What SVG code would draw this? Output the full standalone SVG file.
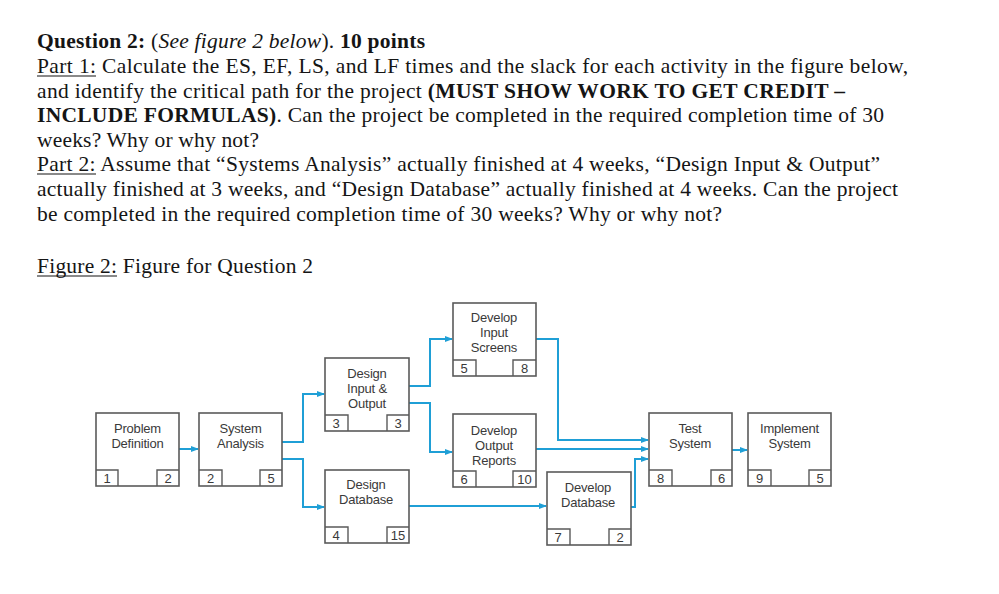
<svg xmlns="http://www.w3.org/2000/svg" width="999" height="594" viewBox="0 0 999 594">
<defs>
<style>
.q{font-family:"Liberation Serif","Times New Roman",serif;font-size:21.5px;fill:#151515}
.b{font-weight:bold}
.i{font-style:italic}
.ul{stroke:#151515;stroke-width:1.2}
.box{fill:#fff;stroke:#5a5a5a;stroke-width:1.6}
.cell{fill:none;stroke:#5a5a5a;stroke-width:1.4}
.lbl{font-family:"Liberation Sans",Arial,sans-serif;font-size:13px;fill:#3a3a3a;text-anchor:middle;letter-spacing:-0.2px}
.num{font-family:"Liberation Sans",Arial,sans-serif;font-size:13px;fill:#3a3a3a;text-anchor:middle}
.con{fill:none;stroke:#1f9fd6;stroke-width:2;marker-end:url(#ah)}
</style>
<marker id="ah" viewBox="0 0 8 6" refX="7" refY="3" markerWidth="8" markerHeight="6" markerUnits="userSpaceOnUse" orient="auto">
<path d="M0,0 L8,3 L0,6 z" fill="#1f9fd6"/>
</marker>
</defs>
<rect width="999" height="594" fill="#fff"/>
<g id="question">
<text class="q" x="37" y="48" textLength="388" lengthAdjust="spacing"><tspan class="b">Question 2:</tspan> (<tspan class="i">See figure 2 below</tspan>). <tspan class="b">10 points</tspan></text>
<text class="q" x="37" y="73" textLength="871" lengthAdjust="spacing">Part 1: Calculate the ES, EF, LS, and LF times and the slack for each activity in the figure below,</text>
<text class="q" x="37" y="97.5" textLength="808" lengthAdjust="spacing">and identify the critical path for the project <tspan class="b">(MUST SHOW WORK TO GET CREDIT –</tspan></text>
<text class="q" x="37" y="122" textLength="847" lengthAdjust="spacing"><tspan class="b">INCLUDE FORMULAS)</tspan>. Can the project be completed in the required completion time of 30</text>
<text class="q" x="37" y="146.5" textLength="222" lengthAdjust="spacing">weeks? Why or why not?</text>
<text class="q" x="37" y="171" textLength="843" lengthAdjust="spacing">Part 2: Assume that “Systems Analysis” actually finished at 4 weeks, “Design Input &amp; Output”</text>
<text class="q" x="37" y="196" textLength="861" lengthAdjust="spacing">actually finished at 3 weeks, and “Design Database” actually finished at 4 weeks. Can the project</text>
<text class="q" x="37" y="220.5" textLength="685" lengthAdjust="spacing">be completed in the required completion time of 30 weeks? Why or why not?</text>
<text class="q" x="37" y="273" textLength="276" lengthAdjust="spacing">Figure 2: Figure for Question 2</text>
<line class="ul" x1="37" y1="76" x2="96" y2="76"/>
<line class="ul" x1="37" y1="174" x2="96" y2="174"/>
<line class="ul" x1="37" y1="276" x2="117" y2="276"/>
</g>
<g id="connectors">
<path class="con" d="M179,449 H198"/>
<path class="con" d="M282,442 H303 V394 H324"/>
<path class="con" d="M282,459 H303 V507 H324"/>
<path class="con" d="M409,386 H430 V339 H452"/>
<path class="con" d="M409,403 H430 V452 H452"/>
<path class="con" d="M409,506 H546"/>
<path class="con" d="M536,339 H558 V440 H648"/>
<path class="con" d="M536,449 H648"/>
<path class="con" d="M631,507 H635 V459 H648"/>
<path class="con" d="M732,450 H747"/>
</g>
<g id="problem-definition">
<rect class="box" x="96" y="413" width="83" height="73"/>
<path class="cell" d="M96,470 H118 V486 M179,470 H157 V486"/>
<text class="lbl" x="137.5" y="432.5">Problem</text>
<text class="lbl" x="137.5" y="447.5">Definition</text>
<text class="num" x="107" y="483">1</text>
<text class="num" x="168" y="483">2</text>
</g>
<g id="system-analysis">
<rect class="box" x="199" y="413" width="83" height="73"/>
<path class="cell" d="M199,470 H222 V486 M282,470 H260 V486"/>
<text class="lbl" x="240.5" y="433">System</text>
<text class="lbl" x="240.5" y="448">Analysis</text>
<text class="num" x="210.5" y="483">2</text>
<text class="num" x="271" y="483">5</text>
</g>
<g id="design-input-output">
<rect class="box" x="325" y="358" width="84" height="73"/>
<path class="cell" d="M325,415 H348 V431 M409,415 H387 V431"/>
<text class="lbl" x="367" y="378">Design</text>
<text class="lbl" x="367" y="393">Input &amp;</text>
<text class="lbl" x="367" y="408">Output</text>
<text class="num" x="336" y="428">3</text>
<text class="num" x="398" y="428">3</text>
</g>
<g id="design-database">
<rect class="box" x="325" y="470" width="84" height="73"/>
<path class="cell" d="M325,527 H348 V543 M409,527 H387 V543"/>
<text class="lbl" x="366" y="488.5">Design</text>
<text class="lbl" x="366" y="504">Database</text>
<text class="num" x="336" y="540">4</text>
<text class="num" x="398" y="540">15</text>
</g>
<g id="develop-input-screens">
<rect class="box" x="453" y="303" width="83" height="73"/>
<path class="cell" d="M453,360 H476 V376 M536,360 H513 V376"/>
<text class="lbl" x="494" y="322">Develop</text>
<text class="lbl" x="494" y="337">Input</text>
<text class="lbl" x="494" y="352">Screens</text>
<text class="num" x="464" y="373">5</text>
<text class="num" x="524.5" y="373">8</text>
</g>
<g id="develop-output-reports">
<rect class="box" x="453" y="414" width="83" height="73"/>
<path class="cell" d="M453,471 H476 V487 M536,471 H513 V487"/>
<text class="lbl" x="494" y="435">Develop</text>
<text class="lbl" x="494" y="450">Output</text>
<text class="lbl" x="494" y="465">Reports</text>
<text class="num" x="464" y="484">6</text>
<text class="num" x="524.5" y="484">10</text>
</g>
<g id="develop-database">
<rect class="box" x="547" y="472" width="84" height="73"/>
<path class="cell" d="M547,529 H570 V545 M631,529 H609 V545"/>
<text class="lbl" x="588" y="492">Develop</text>
<text class="lbl" x="588" y="507">Database</text>
<text class="num" x="558" y="542">7</text>
<text class="num" x="620" y="542">2</text>
</g>
<g id="test-system">
<rect class="box" x="649" y="413" width="83" height="73"/>
<path class="cell" d="M649,470 H672 V486 M732,470 H711 V486"/>
<text class="lbl" x="690" y="432.5">Test</text>
<text class="lbl" x="690" y="447.5">System</text>
<text class="num" x="660.5" y="483">8</text>
<text class="num" x="721.5" y="483">6</text>
</g>
<g id="implement-system">
<rect class="box" x="748" y="413" width="83" height="73"/>
<path class="cell" d="M748,470 H771 V486 M831,470 H809 V486"/>
<text class="lbl" x="789.5" y="432.5">Implement</text>
<text class="lbl" x="789.5" y="447.5">System</text>
<text class="num" x="759.5" y="483">9</text>
<text class="num" x="820" y="483">5</text>
</g>
</svg>
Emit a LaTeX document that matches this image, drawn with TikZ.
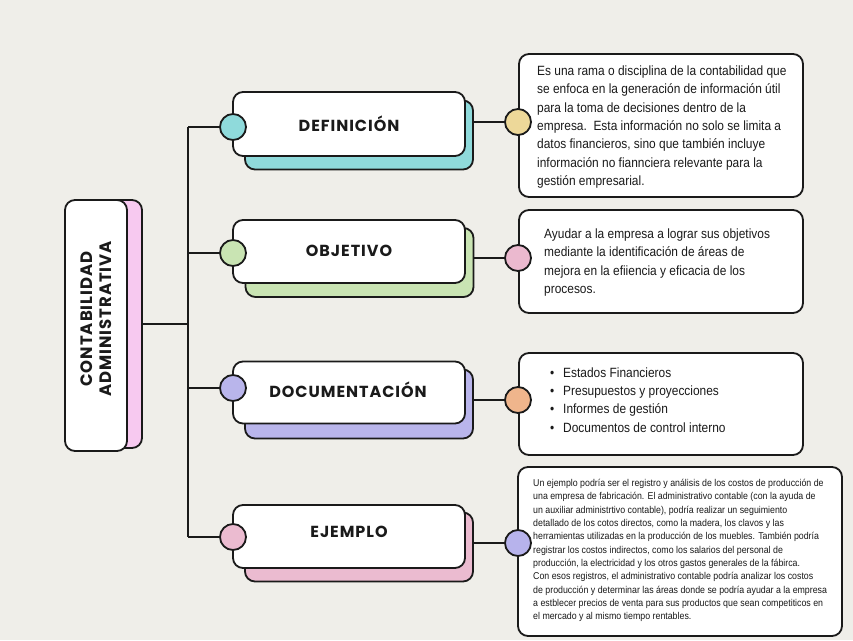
\documentclass[tikz,border=0pt]{standalone}
\usepackage{fontspec}
\setmainfont{Liberation Sans}[FakeStretch=0.89]
\newfontfamily\headfont{Poppins}[LetterSpace=6]
\definecolor{bgc}{HTML}{EFEEE9}
\definecolor{ink}{HTML}{1A1A1A}
\definecolor{cteal}{HTML}{8FDADB}
\definecolor{cgreen}{HTML}{C9E4B3}
\definecolor{cpurple}{HTML}{B9B5EB}
\definecolor{cpinkej}{HTML}{EBBBD0}
\definecolor{cpinkcen}{HTML}{F7C9F0}
\definecolor{cyellow}{HTML}{EDD899}
\definecolor{cpinkr}{HTML}{EBB9CF}
\definecolor{corange}{HTML}{EFB58C}
\definecolor{cpurpler}{HTML}{B7B3EC}
\tikzset{
  lin/.style={draw=ink, line width=1.6pt},
  wbox/.style={draw=ink, line width=1.8pt, fill=white, rounded corners=10pt, minimum width=232pt, minimum height=64pt, inner sep=0pt},
  bkbox/.style={draw=ink, line width=1.8pt, rounded corners=10pt, minimum width=228pt, minimum height=69pt, inner sep=0pt},
  rbox/.style={draw=ink, line width=1.8pt, fill=white, rounded corners=10pt, inner sep=0pt},
  dot/.style={circle, draw=ink, line width=1.8pt, minimum size=26pt, inner sep=0pt},
  head/.style={font=\headfont\bfseries\fontsize{16}{18}\selectfont, text=ink},
  body/.style={font=\fontsize{13.4}{18.3}\selectfont, text=ink, align=left, inner sep=0pt, anchor=west},
}
\begin{document}
\begin{tikzpicture}[x=1pt,y=-1pt]
\useasboundingbox (0,0) rectangle (853,640);
\fill[bgc] (0,0) rectangle (853,640);

% central
\node[bkbox, fill=cpinkcen, minimum width=67pt, minimum height=248pt] (cenbk) at (108.5,324) {};
\node[wbox, minimum width=62pt, minimum height=251pt] (cen) at (96,325.5) {};
\node[head, rotate=90, align=center, font=\headfont\bfseries\fontsize{16.5}{19}\selectfont] (centxt) at (96,319) {CONTABILIDAD\\ADMINISTRATIVA};

% trunk coordinates
\coordinate (tmid) at (188,324);
\coordinate (t1) at (188,127);
\coordinate (t2) at (188,253);
\coordinate (t3) at (188,388);
\coordinate (t4) at (188,537);

\draw[lin] (cenbk.east) -- (tmid);
\draw[lin] (t1) -- (t4);

% right boxes
\node[rbox, minimum width=284pt, minimum height=143pt] (r1) at (661,125.5) {};
\node[rbox, minimum width=284pt, minimum height=103pt] (r2) at (661,261.5) {};
\node[rbox, minimum width=284pt, minimum height=102pt] (r3) at (661,404) {};
\node[rbox, minimum width=324pt, minimum height=169pt] (r4) at (680,551.5) {};

% heading backings
\node[bkbox, fill=cteal] (b1) at (359,135) {};
\node[bkbox, fill=cgreen] (b2) at (359.5,262.5) {};
\node[bkbox, fill=cpurple] (b3) at (359,404) {};
\node[bkbox, fill=cpinkej] (b4) at (359,547) {};

% right dots
\node[dot, fill=cyellow] (rc1) at (518,122) {};
\node[dot, fill=cpinkr] (rc2) at (518,258) {};
\node[dot, fill=corange] (rc3) at (518,400) {};
\node[dot, fill=cpurpler] (rc4) at (518,543) {};

\draw[lin] (b1.east |- rc1) -- (rc1.west);
\draw[lin] (b2.east |- rc2) -- (rc2.west);
\draw[lin] (b3.east |- rc3) -- (rc3.west);
\draw[lin] (b4.east |- rc4) -- (rc4.west);

% heading white boxes
\node[wbox] (h1) at (349,124) {};
\node[wbox, minimum height=63pt] (h2) at (349,251.5) {};
\node[wbox, minimum height=62pt] (h3) at (349,392.5) {};
\node[wbox, minimum height=63pt] (h4) at (349,536.5) {};

% left dots
\node[dot, fill=cteal] (lc1) at (233,127) {};
\node[dot, fill=cgreen] (lc2) at (233,253) {};
\node[dot, fill=cpurple] (lc3) at (233,388) {};
\node[dot, fill=cpinkej] (lc4) at (233,537) {};

\draw[lin] (t1) -- (lc1.west);
\draw[lin] (t2) -- (lc2.west);
\draw[lin] (t3) -- (lc3.west);
\draw[lin] (t4) -- (lc4.west);

% heading texts
\node[head] (ht1) at (349,124) {DEFINICIÓN};
\node[head] (ht2) at (349,251) {OBJETIVO};
\node[head] (ht3) at (348,390) {DOCUMENTACIÓN};
\node[head] (ht4) at (349,532) {EJEMPLO};

% body texts
\node[body] (tx1) at (537,127) {Es una rama o disciplina de la contabilidad que\\
se enfoca en la generación de información útil\\
para la toma de decisiones dentro de la\\
empresa.\ \ Esta información no solo se limita a\\
datos financieros, sino que también incluye\\
información no fiannciera relevante para la\\
gestión empresarial.};

\node[body] (tx2) at (544,262.5) {Ayudar a la empresa a lograr sus objetivos\\
mediante la identificación de áreas de\\
mejora en la efiiencia y eficacia de los\\
procesos.};

\node[body] (tx3) at (550,400) {\makebox[13pt][l]{\textbullet}Estados Financieros\\
\makebox[13pt][l]{\textbullet}Presupuestos y proyecciones\\
\makebox[13pt][l]{\textbullet}Informes de gestión\\
\makebox[13pt][l]{\textbullet}Documentos de control interno};

\node[body, font=\fontsize{9.9}{13.3}\selectfont] (tx4) at (533,550.5) {Un ejemplo podría ser el registro y análisis de los costos de producción de\\
una empresa de fabricación. El administrativo contable (con la ayuda de\\
un auxiliar administrtivo contable), podría realizar un seguimiento\\
detallado de los cotos directos, como la madera, los clavos y las\\
herramientas utilizadas en la producción de los muebles. También podría\\
registrar los costos indirectos, como los salarios del personal de\\
producción, la electricidad y los otros gastos generales de la fábirca.\\
Con esos registros, el administrativo contable podría analizar los costos\\
de producción y determinar las áreas donde se podría ayudar a la empresa\\
a estblecer precios de venta para sus productos que sean competiticos en\\
el mercado y al mismo tiempo rentables.};
\end{tikzpicture}
\end{document}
....
▸ **PROBLEM**
Gather and return every line that holds the string "standalone".

▸ **EXERCISE SOLUTION**
What SVG code would draw this? Output the full standalone SVG file.
\documentclass[tikz,border=0pt]{standalone}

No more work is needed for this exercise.